● **Entries provided**
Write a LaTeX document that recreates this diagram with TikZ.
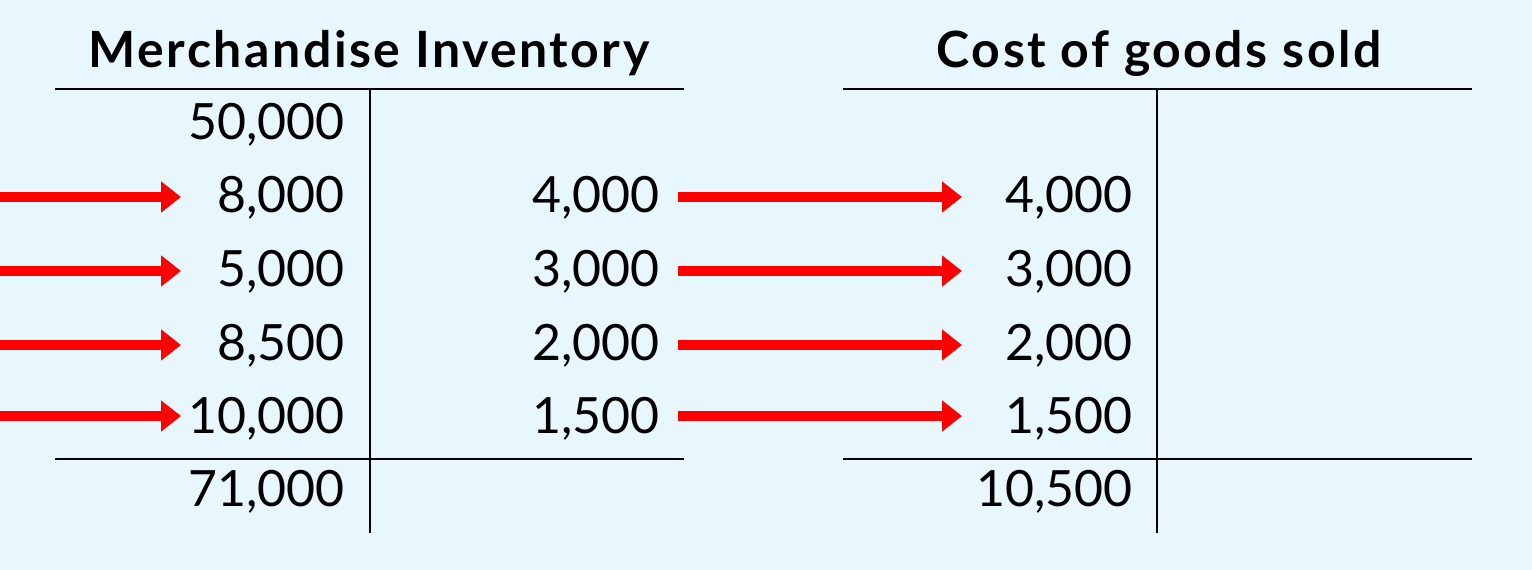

==

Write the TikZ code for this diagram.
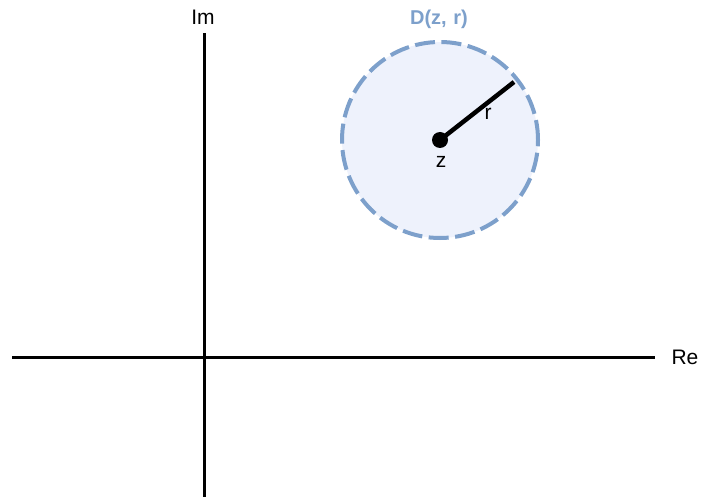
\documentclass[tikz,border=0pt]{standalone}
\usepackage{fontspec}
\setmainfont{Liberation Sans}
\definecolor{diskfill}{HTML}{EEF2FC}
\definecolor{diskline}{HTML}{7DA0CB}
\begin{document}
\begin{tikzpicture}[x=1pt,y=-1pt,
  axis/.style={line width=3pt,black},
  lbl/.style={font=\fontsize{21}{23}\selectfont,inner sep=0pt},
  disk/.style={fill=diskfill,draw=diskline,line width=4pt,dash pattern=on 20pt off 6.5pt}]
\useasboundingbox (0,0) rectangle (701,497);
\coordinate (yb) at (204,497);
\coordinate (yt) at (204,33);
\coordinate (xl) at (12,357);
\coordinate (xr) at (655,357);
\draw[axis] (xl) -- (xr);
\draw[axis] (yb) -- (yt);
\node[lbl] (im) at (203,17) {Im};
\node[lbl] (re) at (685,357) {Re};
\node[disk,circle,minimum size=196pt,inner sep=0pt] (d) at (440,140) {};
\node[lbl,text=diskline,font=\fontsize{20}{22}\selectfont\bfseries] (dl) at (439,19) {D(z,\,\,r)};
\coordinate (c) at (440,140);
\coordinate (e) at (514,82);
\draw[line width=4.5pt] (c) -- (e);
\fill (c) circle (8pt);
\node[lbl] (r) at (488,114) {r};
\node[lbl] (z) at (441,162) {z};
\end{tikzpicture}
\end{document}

● **Exercise description**
From the records above, copy every line that holds the word "diagram".

● **Answer for the task**
Write a LaTeX document that recreates this diagram with TikZ.
Write the TikZ code for this diagram.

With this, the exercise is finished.